L’atleta condannato per lo stupro di una 12enne che parteciperà alle Olimpiadi
L'olandese Steven van de Velde – la cui vicenda giudiziaria risale ad alcuni anni fa – giocherà nel torneo di beach volley, ma la sua ammissione ai Giochi è molto contestata
Alle Olimpiadi di Parigi, che cominciano ufficialmente venerdì sera, parteciperà anche Steven van de Velde, un giocatore di beach volley dei Paesi Bassi che nel 2016 è stato condannato a quattro anni di carcere per aver stuprato una ragazzina di dodici anni. La sua ammissione ai giochi è stata molto contestata: le associazioni a sostegno delle donne vittime di violenza hanno diffuso online petizioni per chiedere che vengano escluse dai giochi le persone che hanno commesso reati sessuali, mentre i comitati olimpici di altri paesi hanno criticato la federazione dei Paesi Bassi che ha convocato Van de Velde, dicendo che se si fossero trovate nella stessa condizione non lo avrebbero accettato nella loro delegazione. Il Cio, il Comitato olimpico internazionale, non ha regole valide per tutti sulla selezione degli atleti e lascia la decisione ai singoli Paesi.
Il Comitato olimpico e la Federazione di pallavolo dei Paesi Bassi hanno detto a The Athletic che la sua ammissione nella delegazione è stata approvata «dopo un’attenta valutazione». A differenza degli altri atleti Van de Velde non sta alloggiando nel villaggio olimpico e non può parlare con i giornalisti: sono misure decise dal comitato olimpico dei Paesi Bassi per limitare le attenzioni dei media su di lui.
La violenza sessuale per cui Van de Velde venne condannato risale all’agosto del 2014, quando aveva 19 anni (oggi ne ha 29). Secondo quanto venne ricostruito nel processo aveva conosciuto la ragazzina su Facebook: i due si erano scambiati messaggi per alcuni mesi, finché lui decise di incontrarla andando nella cittadina inglese in cui viveva, Milton Keynes, a nord-ovest di Londra. Durante il loro incontro ci fu il rapporto sessuale giudicato non consensuale per cui poi Van de Velde venne condannato: si seppe perché la ragazzina si era rivolta a un consultorio per chiedere la pillola del giorno dopo – su consiglio dello stesso Van de Velde, che non aveva usato contraccettivi – e il personale della struttura allertò la polizia e la famiglia della ragazzina.

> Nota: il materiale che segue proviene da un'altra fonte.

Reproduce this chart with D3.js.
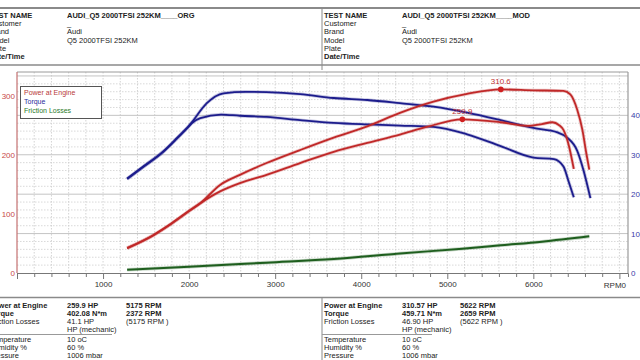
<!DOCTYPE html>
<html><head><meta charset="utf-8">
<script src="https://cdn.jsdelivr.net/npm/d3@7"></script>
<style>
html,body{margin:0;padding:0;background:#fff;}
svg{display:block;font-family:"Liberation Sans",Arial,sans-serif;}
</style></head>
<body>
<svg id="c" width="640" height="360"></svg>
<script>
// ---- data ----
const xTicks = [1000, 2000, 3000, 4000, 5000, 6000];
const hpTicks = [0, 100, 200, 300];
const nmTicks = [0, 100, 200, 300, 400];

const orgPowerRpm = [1280,1585,1800,1990,2130,2360,2590,2900,3290,3680,4070,4450,4760,5175,5620,5930,6100,6220,6300,6350,6410,6470];
const orgPower    = [42,64,84,104,118,138,152,166,186,205,220,234,247,259.9,255,249,252,255,250,242,217,176];

const modPowerRpm = [1280,1585,1800,1990,2130,2360,2590,2900,3290,3680,4070,4450,4840,5230,5622,6000,6350,6430,6510,6570,6615,6650];
const modPower    = [42,64,84,104,118,149,166,186,208,229,248,271,290,303,310.6,309,308,302,276,242,203,175];

const orgTorqueRpm = [1280,1470,1700,1860,1990,2030,2130,2372,2590,2900,3290,3680,4070,4450,4840,5230,5620,6000,6240,6350,6410,6470];
const orgTorque    = [239,270,308,342,371,380,393,402.08,399,396,388,381,377,374,371,352,322,293,289,270,232,192];

const modTorqueRpm = [1280,1470,1700,1860,1990,2030,2206,2400,2659,2900,3290,3680,4070,4450,4840,5230,5620,6000,6280,6390,6510,6585,6663];
const modTorque    = [239,270,308,342,371,382,431,456,459.71,459,454,444,439,431,422,407,388,368,357,344,310,259,190];

const frictionRpm = [1280,2000,2900,3680,4450,5175,5622,6100,6650];
const friction    = [5.5,10.5,17.5,23.5,33,41.1,46.9,53,62];

const peaks = [{rpm:5622, hp:310.6, label:"310.6"},{rpm:5175, hp:259.9, label:"259.9"}];

const legendItems = [["Power at Engine","#b83a3a"],["Torque","#2a2a9a"],["Friction Losses","#2a7a2a"]];

const headerLabels = ["TEST NAME","Customer","Brand","Model","Plate","Date/Time"];
const headerLeft  = ["AUDI_Q5 2000TFSI 252KM____ORG","_","Audi","Q5 2000TFSI 252KM","",""];
const headerRight = ["AUDI_Q5 2000TFSI 252KM____MOD","_","Audi","Q5 2000TFSI 252KM","",""];

const resLabels = ["Power at Engine","Torque","Friction Losses",""];
const resLeftVal = ["259.9 HP","402.08 N*m","41.1 HP","HP (mechanic)"];
const resLeftRpm = ["5175 RPM","2372 RPM","(5175 RPM )",""];
const resRightVal = ["310.57 HP","459.71 N*m","46.90 HP","HP (mechanic)"];
const resRightRpm = ["5622 RPM","2659 RPM","(5622 RPM )",""];
const envLabels = ["Temperature","Humidity %","Pressure"];
const envVals = ["10 oC","60 %","1006 mbar"];

// ---- layout ----
const svg = d3.select("#c");
const L = 17, R = 628, T = 72, B = 273;
const x = d3.scaleLinear().domain([0, 7100]).range([L, R]);
const yHp = d3.scaleLinear().domain([0, 340]).range([B, T]);
const yNm = d3.scaleLinear().domain([0, 510]).range([B, T]);

svg.append("rect").attr("width",640).attr("height",360).attr("fill","#fff");

// header
const hdr = svg.append("g");
hdr.append("line").attr("x1",0).attr("x2",640).attr("y1",8).attr("y2",8).attr("stroke","#8a8a8a").attr("stroke-width",2);
hdr.append("line").attr("x1",0).attr("x2",640).attr("y1",65).attr("y2",65).attr("stroke","#8a8a8a").attr("stroke-width",1.5);
hdr.append("line").attr("x1",322).attr("x2",322).attr("y1",8).attr("y2",70).attr("stroke","#8a8a8a").attr("stroke-width",1);
function headerBlock(x0, xv, vals){
  headerLabels.forEach((t,i)=>{
    const bold = (i===0 || i===5);
    hdr.append("text").attr("x",x0).attr("y",18+i*8.2).attr("font-size",7.5)
      .attr("font-weight",bold?"bold":"normal").attr("fill","#222").text(t);
    if (vals[i]) hdr.append("text").attr("x",xv).attr("y",18+i*8.2).attr("font-size",7.5)
      .attr("font-weight",i===0?"bold":"normal").attr("fill","#222").text(vals[i]);
  });
}
headerBlock(-11, 67, headerLeft);
headerBlock(324, 402, headerRight);

// plot background & grid
const g = svg.append("g");
g.append("rect").attr("x",L).attr("y",T).attr("width",R-L).attr("height",B-T).attr("fill","#fff");
const vgrid = d3.range(200, 7100, 200);
g.selectAll(".vg").data(vgrid).join("line")
  .attr("x1",d=>x(d)).attr("x2",d=>x(d)).attr("y1",T).attr("y2",B)
  .attr("stroke","#c8c8c8").attr("stroke-width",0.8).attr("stroke-dasharray","1.5,1.5");
const hgrid = d3.range(20, 510, 20);
g.selectAll(".hg").data(hgrid).join("line")
  .attr("x1",L).attr("x2",R).attr("y1",d=>yNm(d)).attr("y2",d=>yNm(d))
  .attr("stroke",d=>d%100===0?"#c4c4c4":"#cfcfcf")
  .attr("stroke-width",d=>d%100===0?1:0.8)
  .attr("stroke-dasharray",d=>d%100===0?null:"1.5,1.5");

// frame
g.append("line").attr("x1",L).attr("x2",R).attr("y1",T).attr("y2",T).attr("stroke","#9a9a9a").attr("stroke-width",1);
g.append("line").attr("x1",R).attr("x2",R).attr("y1",T).attr("y2",B).attr("stroke","#9a9a9a").attr("stroke-width",1.2);
g.append("line").attr("x1",L).attr("x2",L).attr("y1",T).attr("y2",B).attr("stroke","#c47070").attr("stroke-width",1.2);

// x axis
const xAxis = d3.axisBottom(x).tickValues(d3.range(0,7001,200)).tickSize(4).tickFormat(d=> xTicks.includes(d)? d : "");
const xa = svg.append("g").attr("transform",`translate(0,${B})`).call(xAxis);
xa.select(".domain").attr("stroke","#777");
xa.selectAll(".tick line").attr("stroke","#777").attr("y2",d=>d%1000===0?6:4);
xa.selectAll(".tick text").attr("font-size",8).attr("fill","#333").attr("font-family","Liberation Sans, Arial, sans-serif").attr("dy","0.9em");
svg.append("text").attr("x",626).attr("y",288).attr("text-anchor","end").attr("font-size",8).attr("fill","#333").text("RPM0");

// left axis (HP)
const la = svg.append("g").attr("transform",`translate(${L},0)`).call(d3.axisLeft(yHp).tickValues(hpTicks).tickSize(0).tickPadding(2));
la.select(".domain").remove();
la.selectAll(".tick text").attr("font-size",8).attr("fill","#c84848").attr("font-family","Liberation Sans, Arial, sans-serif");

// right axis (Nm)
const ra = svg.append("g").attr("transform",`translate(${R},0)`).call(d3.axisRight(yNm).tickValues(nmTicks).tickSize(0).tickPadding(3));
ra.select(".domain").remove();
ra.selectAll(".tick text").attr("font-size",8).attr("fill","#3a3aa8").attr("font-family","Liberation Sans, Arial, sans-serif");

// curves
const plot = svg.append("g");
function curve(rpms, vals, ys, color, w){
  const pts = rpms.map((r,i)=>[x(r), ys(vals[i])]);
  const line = d3.line().curve(d3.curveMonotoneX);
  plot.append("path").attr("d",line(pts)).attr("fill","none").attr("stroke",color).attr("stroke-opacity",0.25).attr("stroke-width",w+1.6).attr("stroke-linejoin","round");
  plot.append("path").attr("d",line(pts)).attr("fill","none").attr("stroke",color).attr("stroke-width",w).attr("stroke-linejoin","round");
}
curve(frictionRpm, friction, yHp, "#1e5e1e", 2);
curve(orgTorqueRpm, orgTorque, yNm, "#1c1c8c", 1.8);
curve(modTorqueRpm, modTorque, yNm, "#1c1c8c", 1.8);
curve(orgPowerRpm, orgPower, yHp, "#c02828", 1.8);
curve(modPowerRpm, modPower, yHp, "#c02828", 1.8);

// peak markers
peaks.forEach(p=>{
  plot.append("circle").attr("cx",x(p.rpm)).attr("cy",yHp(p.hp)).attr("r",2.8).attr("fill","#d02020");
  plot.append("text").attr("x",x(p.rpm)).attr("y",yHp(p.hp)-5).attr("text-anchor","middle").attr("font-size",8).attr("fill","#c03030").text(p.label);
});

// legend
const lg = svg.append("g");
lg.append("rect").attr("x",20.5).attr("y",86.5).attr("width",81).attr("height",32).attr("fill","#fff").attr("stroke","#555").attr("stroke-width",1);
legendItems.forEach((d,i)=>{
  lg.append("text").attr("x",24).attr("y",95+i*8.8).attr("font-size",7).attr("fill",d[1]).text(d[0]);
});

// bottom tables
const bt = svg.append("g");
bt.append("line").attr("x1",0).attr("x2",640).attr("y1",297.5).attr("y2",297.5).attr("stroke","#8a8a8a").attr("stroke-width",1.5);
bt.append("line").attr("x1",322).attr("x2",322).attr("y1",297).attr("y2",360).attr("stroke","#8a8a8a").attr("stroke-width",1);
bt.append("line").attr("x1",0).attr("x2",112).attr("y1",334.5).attr("y2",334.5).attr("stroke","#999").attr("stroke-width",1);
bt.append("line").attr("x1",322).attr("x2",432).attr("y1",334.5).attr("y2",334.5).attr("stroke","#999").attr("stroke-width",1);
function resBlock(x0, xv, xr, vals, rpms){
  resLabels.forEach((t,i)=>{
    const bold = i<2;
    if (t) bt.append("text").attr("x",x0).attr("y",307.5+i*8.3).attr("font-size",7.5).attr("font-weight",bold?"bold":"normal").attr("fill","#222").text(t);
    bt.append("text").attr("x",xv).attr("y",307.5+i*8.3).attr("font-size",7.5).attr("font-weight",bold?"bold":"normal").attr("fill","#222").text(vals[i]);
    if (rpms[i]) bt.append("text").attr("x",xr).attr("y",307.5+i*8.3).attr("font-size",7.5).attr("font-weight",bold?"bold":"normal").attr("fill","#222").text(rpms[i]);
  });
  envLabels.forEach((t,i)=>{
    bt.append("text").attr("x",x0).attr("y",342+i*8.2).attr("font-size",7.5).attr("fill","#222").text(t);
    bt.append("text").attr("x",xv).attr("y",342+i*8.2).attr("font-size",7.5).attr("fill","#222").text(envVals[i]);
  });
}
resBlock(-11, 67, 126, resLeftVal, resLeftRpm);
resBlock(324, 402, 460, resRightVal, resRightRpm);
</script>
</body></html>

Nel 2015 fu emesso un mandato di arresto europeo per Van de Velde, che nel frattempo era tornato nei Paesi Bassi, con l’accusa di violenza su una minore: all’epoca lui aveva già una carriera avviata e si pensava che potesse partecipare alle Olimpiadi di Rio de Janeiro dell’anno successivo. Nel 2016 fu estradato nel Regno Unito e condannato a quattro anni di detenzione dopo essersi dichiarato colpevole. Passò in tutto tredici mesi in carcere: un anno in Inghilterra e un mese nei Paesi Bassi, dove la sua pena venne ridotta.
Durante il processo emersero diversi dettagli su questa storia (come il fatto che la ragazzina avesse iniziato a infliggersi del male fisico e che avesse subito grossi danni emotivi e psicologici), che attirarono ancora maggiori critiche a Van de Velde da parte dei media e dell’opinione pubblica. I giornali ne parlavano come di un atleta la cui carriera si poteva ormai considerare finita.
Qualche giorno fa l’ufficiale tecnico del comitato olimpico dei Paesi Bassi, Pieter van den Hoogenband, ha detto che non ha intenzione di minimizzare quello che è successo, ma che «dobbiamo rispettarlo e aiutarlo come membro della squadra per poter essere in grado di fare bene».